A blog, Danilfineman, explains that the Ertugrul craze in Kashmir, where copies of the episode are passed on through pen drives, is a signpost for the alienation of the minorities in India that seek solidarity elsewhere and want to break-free from the dominant political tradition. The series has mostly benefited Turkey PM Tayyip Erdogan who has even been known to visit the sets. Writing for Greater Kashmir, Safeer Ahmed Bhat explained that the repeated dictum of pleasing Allah throughout the series, is in consonance with contemporary Turkey where Erdogan is attempting a mixture of nationalism and Islam.

The same can be seen with the Turkish court annulling the decades-old decree turning Hagia Sophia into a museum where it ruled that the decree was unlawful and paved the way for Hagia Sophia to be re-converted into a mosque even amid international criticism.

Erdogan had criticised the revocation of Article 370 and raised concerns about the future of the Valley in 2019, Firstpost had reported. However, this criticism wasn’t due to the extensive human rights violations that took place there, but due to Erdogan’s own agenda of reviving the Ottoman Caliphate and gaining control of Muslims over the world.

The parallels in Ertugrul and Erdogan’s ideology appear to be dangerous. Whether it is Fauda or Ertugrul, the impact on the psyches of the masses will be irreparable for they seek to mobilise and divide people in the name of religion. The blatant polarisation, backed by government sponsored media agenda, moves people away from the value of secularism which is imperative for a democracy to thrive.

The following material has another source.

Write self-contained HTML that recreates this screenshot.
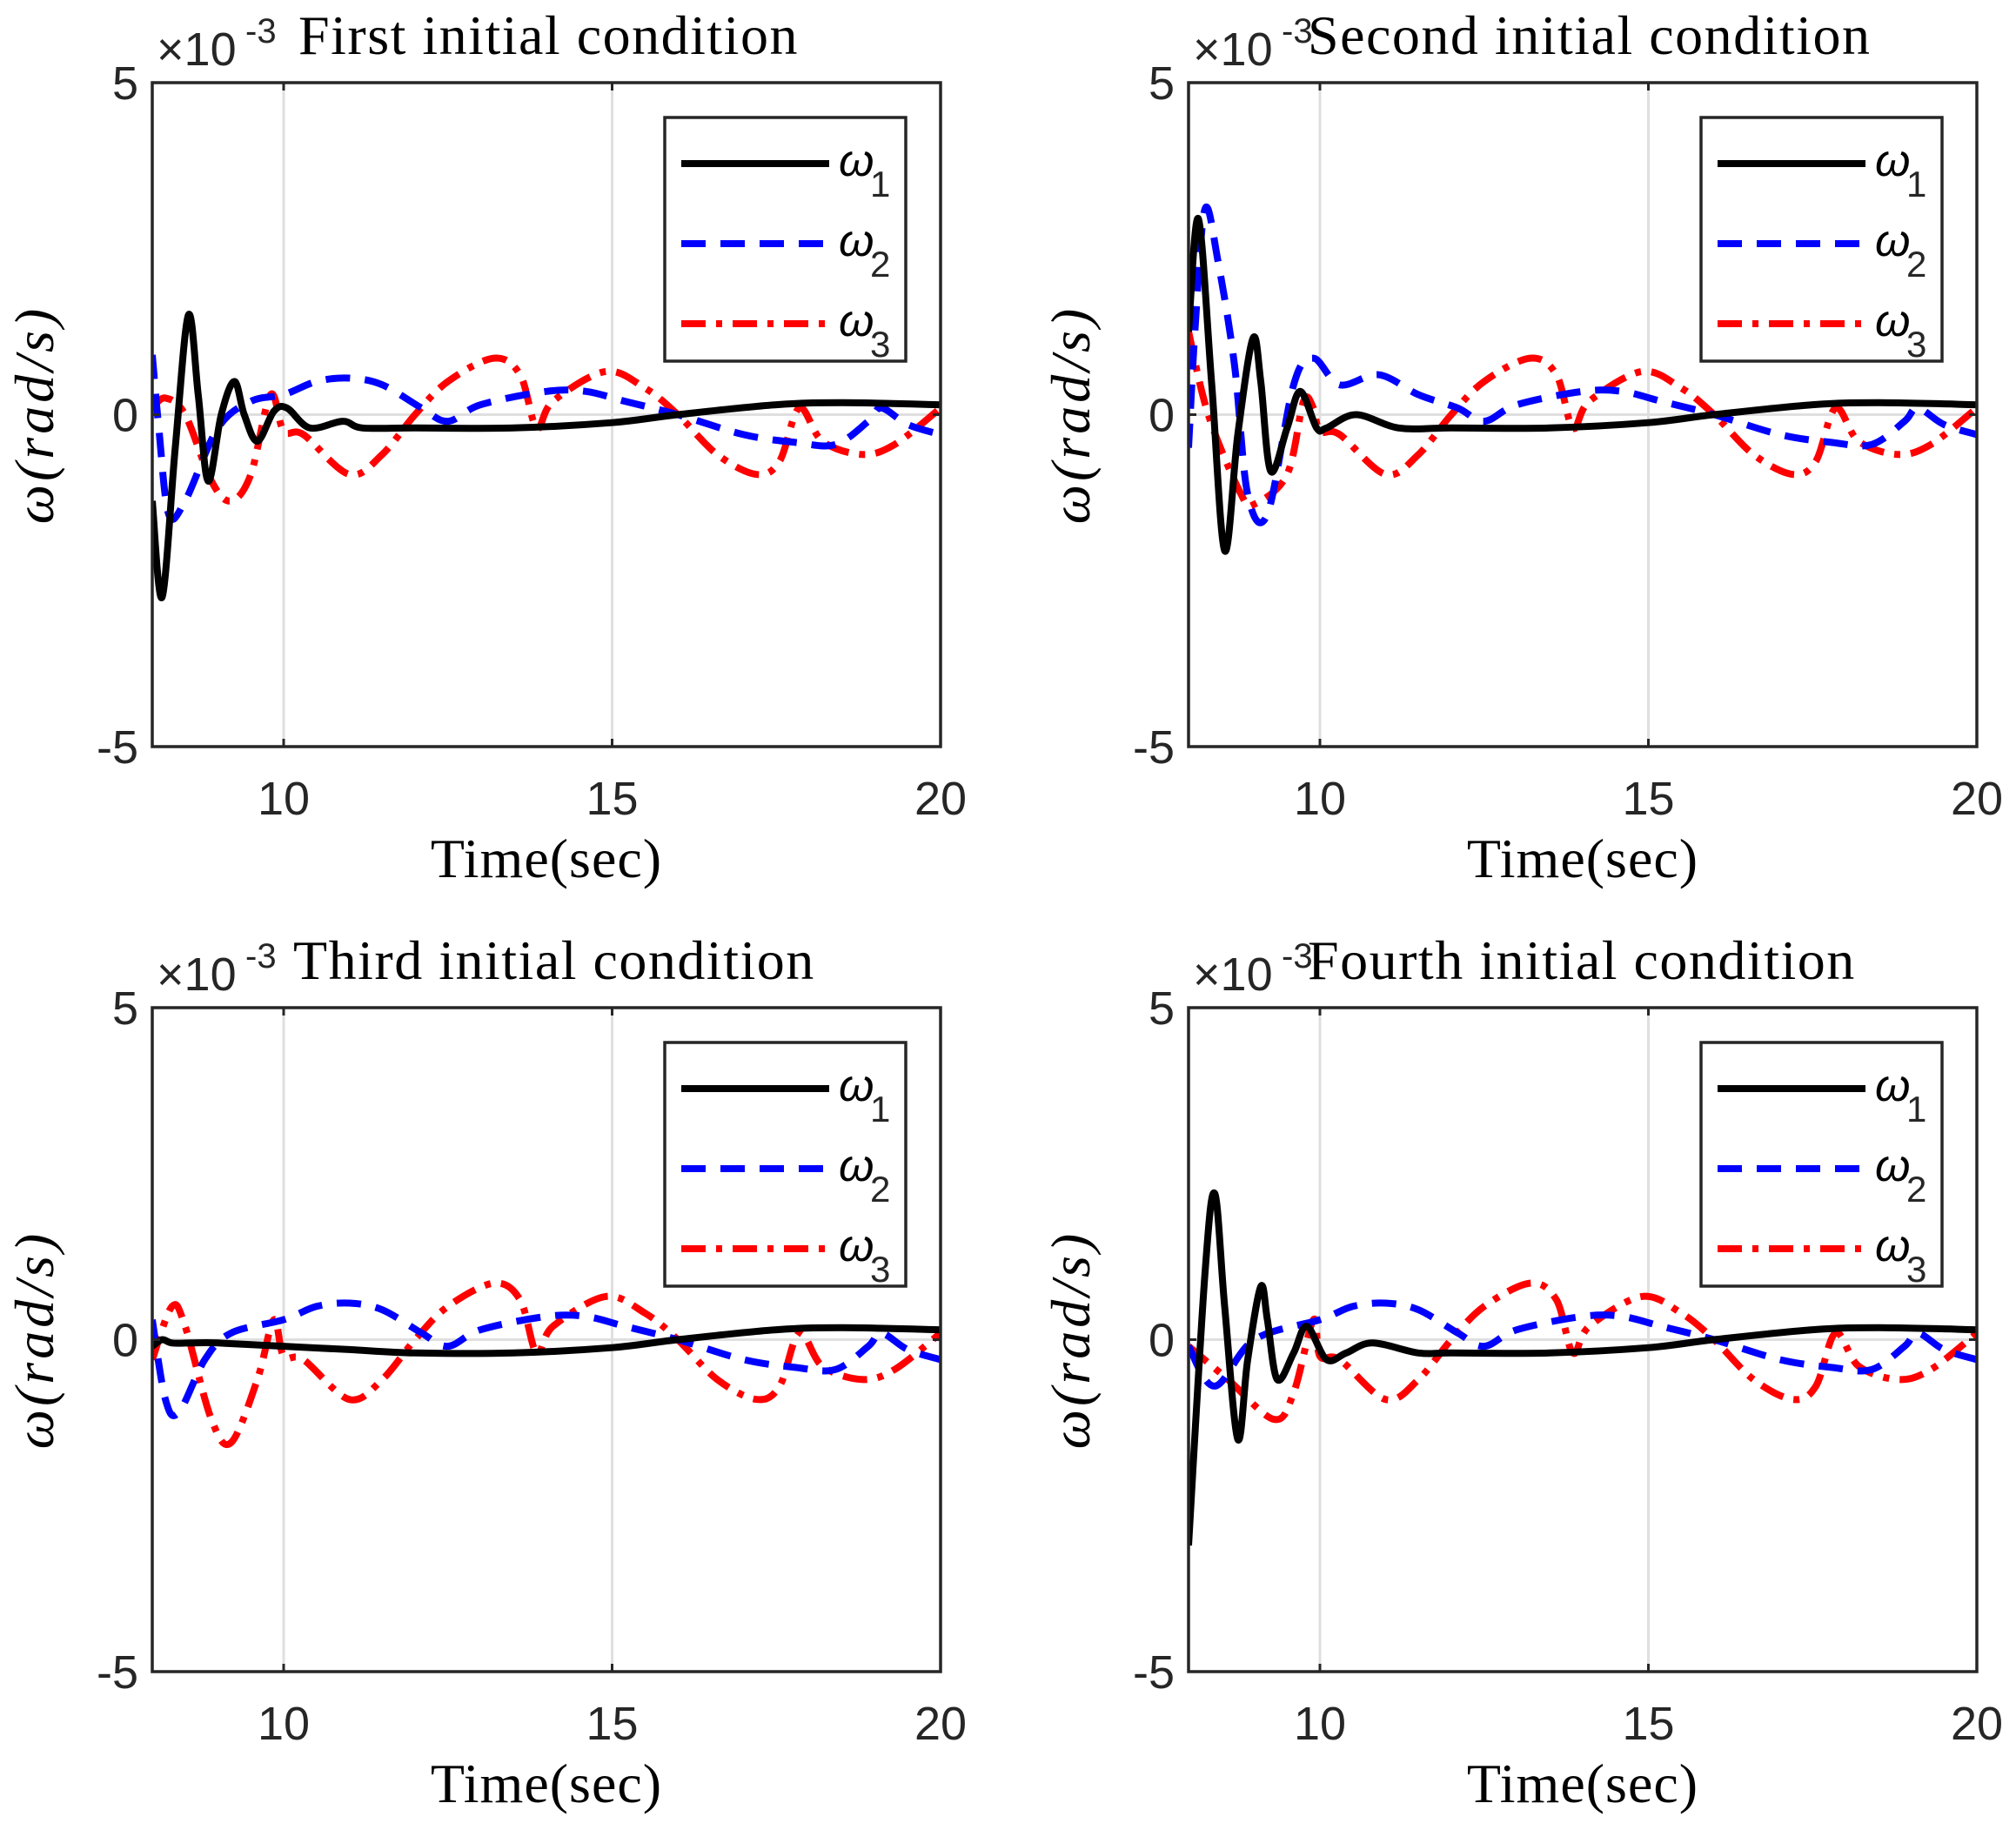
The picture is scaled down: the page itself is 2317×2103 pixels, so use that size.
<!DOCTYPE html>
<html><head><meta charset="utf-8"><style>
html,body{margin:0;padding:0;background:#fff;}
svg{display:block;}
.tk{font-family:"Liberation Sans",sans-serif;font-size:54px;fill:#262626;}
.sr{font-family:"Liberation Serif",serif;fill:#000;}
</style></head><body>
<svg id="s" xmlns="http://www.w3.org/2000/svg" width="2317" height="2103" viewBox="0 0 2317 2103"></svg>
<script>
const S=document.getElementById('s');
let out='';
const common={
 k:[[10.6,0.0],[11.2,-0.2],[12,-0.2],[13.5,-0.2],[15,-0.12],[16,0],[17.5,0.15],[18.5,0.18],[20,0.15]],
 b:[[10.5,0.5],[11,0.55],[11.5,0.45],[12.1,0.1],[12.5,-0.1],[13,0.15],[14,0.35],[14.6,0.35],[15.2,0.2],[16,0],[17,-0.3],[17.8,-0.42],[18.4,-0.45],[18.9,-0.1],[19.1,0.1],[19.5,-0.15],[20,-0.3]],
 r:[[10,-0.25],[10.3,-0.3],[11,-0.9],[11.5,-0.6],[12,0],[12.5,0.5],[13.2,0.85],[13.6,0.6],[13.85,-0.2],[14.1,0.2],[14.9,0.65],[15.5,0.4],[16,0],[16.6,-0.6],[17.2,-0.9],[17.55,-0.7],[17.85,0.1],[18.2,-0.4],[18.8,-0.6],[19.3,-0.45],[20,0.1]]
};
const plots=[
 {x0:175,y0:95,title:'First initial condition',tx:343,
  k:[[8,-1.3],[8.15,-2.75],[8.35,-0.5],[8.55,1.5],[8.7,0.3],[8.85,-1.0],[9.05,0],[9.25,0.5],[9.4,0],[9.6,-0.4],[9.85,0.05],[10.05,0.1],[10.4,-0.2],[10.9,-0.1]],
  b:[[8,0.9],[8.1,-0.2],[8.25,-1.5],[8.5,-1.3],[9,-0.2],[9.5,0.2],[10,0.3]],
  r:[[8,0.1],[8.2,0.25],[8.5,0],[8.9,-1.0],[9.2,-1.3],[9.5,-0.9],[9.8,0.3]]},
 {x0:1366,y0:95,title:'Second initial condition',tx:1503,
  k:[[8,1.25],[8.15,2.95],[8.35,0.5],[8.55,-2.05],[8.75,-0.3],[8.98,1.15],[9.1,0.5],[9.25,-0.85],[9.5,-0.2],[9.7,0.35],[9.95,-0.2],[10.1,-0.2],[10.55,0],[11.2,-0.2]],
  b:[[8,-0.5],[8.1,1.3],[8.25,3.1],[8.45,2.3],[8.7,0.75],[8.9,-1.2],[9.2,-1.5],[9.6,0.45],[9.9,0.85],[10.3,0.45],[10.9,0.6],[11.5,0.3],[12.1,0.1]],
  r:[[8,1.25],[8.3,0],[8.8,-1.2],[9.0,-1.35],[9.5,-0.9],[9.75,0.2],[9.9,0.1]]},
 {x0:175,y0:1158,title:'Third initial condition',tx:337,
  k:[[8,-0.1],[8.15,0],[8.3,-0.05],[8.6,-0.05],[9,-0.05],[10,-0.1],[11,-0.15],[12,-0.2]],
  b:[[8,0.3],[8.2,-0.9],[8.4,-1.1],[8.8,-0.3],[9.2,0.1],[10,0.3]],
  r:[[8,-0.3],[8.3,0.5],[8.5,0.2],[8.9,-1.2],[9.2,-1.55],[9.6,-0.6],[9.85,0.3]]},
 {x0:1366,y0:1158,title:'Fourth initial condition',tx:1503,
  k:[[8,-3.1],[8.25,1.0],[8.4,2.2],[8.55,0.5],[8.75,-1.5],[8.9,-0.3],[9.1,0.8],[9.2,0.3],[9.35,-0.6],[9.6,-0.2],[9.8,0.2],[10.1,-0.3],[10.4,-0.2],[10.8,-0.05],[11.5,-0.2]],
  b:[[8,-0.1],[8.4,-0.7],[9,0],[10,0.3],[10.5,0.5]],
  r:[[8,-0.1],[8.6,-0.6],[9.3,-1.2],[9.6,-0.8],[9.9,0.3]]}
];
const W=906,H=763;
function merge(a,c){const last=a[a.length-1][0];return a.concat(c.filter(p=>p[0]>last+0.05));}
function path(pts,X,Y){
 const P=pts.map(p=>[X(p[0]),Y(p[1])]);
 let d='M'+P[0][0].toFixed(1)+','+P[0][1].toFixed(1);
 for(let i=0;i<P.length-1;i++){
  const p0=P[i-1]||P[i],p1=P[i],p2=P[i+1],p3=P[i+2]||p2;
  const c1=[p1[0]+(p2[0]-p0[0])/6,p1[1]+(p2[1]-p0[1])/6];
  const c2=[p2[0]-(p3[0]-p1[0])/6,p2[1]-(p3[1]-p1[1])/6];
  d+=' C'+c1.map(v=>v.toFixed(1))+' '+c2.map(v=>v.toFixed(1))+' '+p2.map(v=>v.toFixed(1));
 }
 return d;
}
plots.forEach((p,i)=>{
 const X=t=>p.x0+(t-8)/12*W, Y=v=>p.y0+H/2-v/10*H;
 const id='c'+i;
 out+=`<clipPath id="${id}"><rect x="${p.x0}" y="${p.y0}" width="${W}" height="${H}"/></clipPath>`;
 [10,15].forEach(t=>out+=`<line x1="${X(t)}" y1="${p.y0}" x2="${X(t)}" y2="${p.y0+H}" stroke="#dfdfdf" stroke-width="3"/>`);
 out+=`<line x1="${p.x0}" y1="${Y(0)}" x2="${p.x0+W}" y2="${Y(0)}" stroke="#dfdfdf" stroke-width="3"/>`;
 out+=`<g clip-path="url(#${id})" fill="none" stroke-width="8" stroke-linejoin="round">`;
 out+=`<path d="${path(merge(p.r,common.r),X,Y)}" stroke="#ff0000" stroke-dasharray="28 12 7 12"/>`;
 out+=`<path d="${path(merge(p.b,common.b),X,Y)}" stroke="#0000ff" stroke-dasharray="28 17"/>`;
 out+=`<path d="${path(merge(p.k,common.k),X,Y)}" stroke="#000"/>`;
 out+=`</g>`;
 [10,15].forEach(t=>{out+=`<line x1="${X(t)}" y1="${p.y0}" x2="${X(t)}" y2="${p.y0+9}" stroke="#262626" stroke-width="3"/><line x1="${X(t)}" y1="${p.y0+H}" x2="${X(t)}" y2="${p.y0+H-9}" stroke="#262626" stroke-width="3"/>`;});
 out+=`<line x1="${p.x0}" y1="${Y(0)}" x2="${p.x0+9}" y2="${Y(0)}" stroke="#262626" stroke-width="3"/><line x1="${p.x0+W}" y1="${Y(0)}" x2="${p.x0+W-9}" y2="${Y(0)}" stroke="#262626" stroke-width="3"/>`;
 out+=`<rect x="${p.x0}" y="${p.y0}" width="${W}" height="${H}" fill="none" stroke="#262626" stroke-width="3.5"/>`;
 out+=`<text class="tk" x="${p.x0-16}" y="${p.y0+19}" text-anchor="end">5</text>`;
 out+=`<text class="tk" x="${p.x0-16}" y="${Y(0)+19}" text-anchor="end">0</text>`;
 out+=`<text class="tk" x="${p.x0-16}" y="${p.y0+H+19}" text-anchor="end">-5</text>`;
 [10,15,20].forEach(t=>out+=`<text class="tk" x="${X(t)}" y="${p.y0+H+78}" text-anchor="middle">${t}</text>`);
 out+=`<text class="tk" x="${p.x0+5}" y="${p.y0-20}">×10</text><text class="tk" x="${p.x0+107}" y="${p.y0-46}" style="font-size:40px">-3</text>`;
 out+=`<text class="sr" x="${p.tx}" y="${p.y0-33}" style="font-size:64px;letter-spacing:1.5px">${p.title}</text>`;
 out+=`<text class="sr" x="${p.x0+W/2}" y="${p.y0+H+150}" text-anchor="middle" style="font-size:64px;letter-spacing:1px" fill="#262626">Time(sec)</text>`;
 out+=`<text class="sr" transform="translate(${p.x0-114},${Y(0)}) rotate(-90)" text-anchor="middle" style="font-size:64px;font-style:italic;letter-spacing:4px" fill="#262626">ω(rad/s)</text>`;
 const lx=p.x0+589, ly=p.y0+40;
 out+=`<rect x="${lx}" y="${ly}" width="277" height="280" fill="#fff" stroke="#262626" stroke-width="3.5"/>`;
 const cols=[['#000',''],['#0000ff','28 17'],['#ff0000','28 12 7 12']];
 cols.forEach((c,j)=>{const yy=ly+53+j*92;
  out+=`<line x1="${lx+19}" y1="${yy}" x2="${lx+189}" y2="${yy}" stroke="${c[0]}" stroke-width="8" ${c[1]?`stroke-dasharray="${c[1]}"`:''}/>`;
  out+=`<text class="tk" x="${lx+200}" y="${yy+14}" style="font-style:italic;font-size:52px;fill:#000">ω</text><text class="tk" x="${lx+236}" y="${yy+38}" style="font-size:42px">${j+1}</text>`;
 });
});
S.innerHTML=out;
</script>
</body></html>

History is being seen through the myopic mindset of Hindus vs. Muslims. The hate politics spread by such right-wingers aim at taking society back to an era which is no more conducive for the current civilization to survive. While a physical war may not be on the cards, such depictions of communities are pushing for a socio-cultural religious war which will have a worse impact on the people and the generations to come.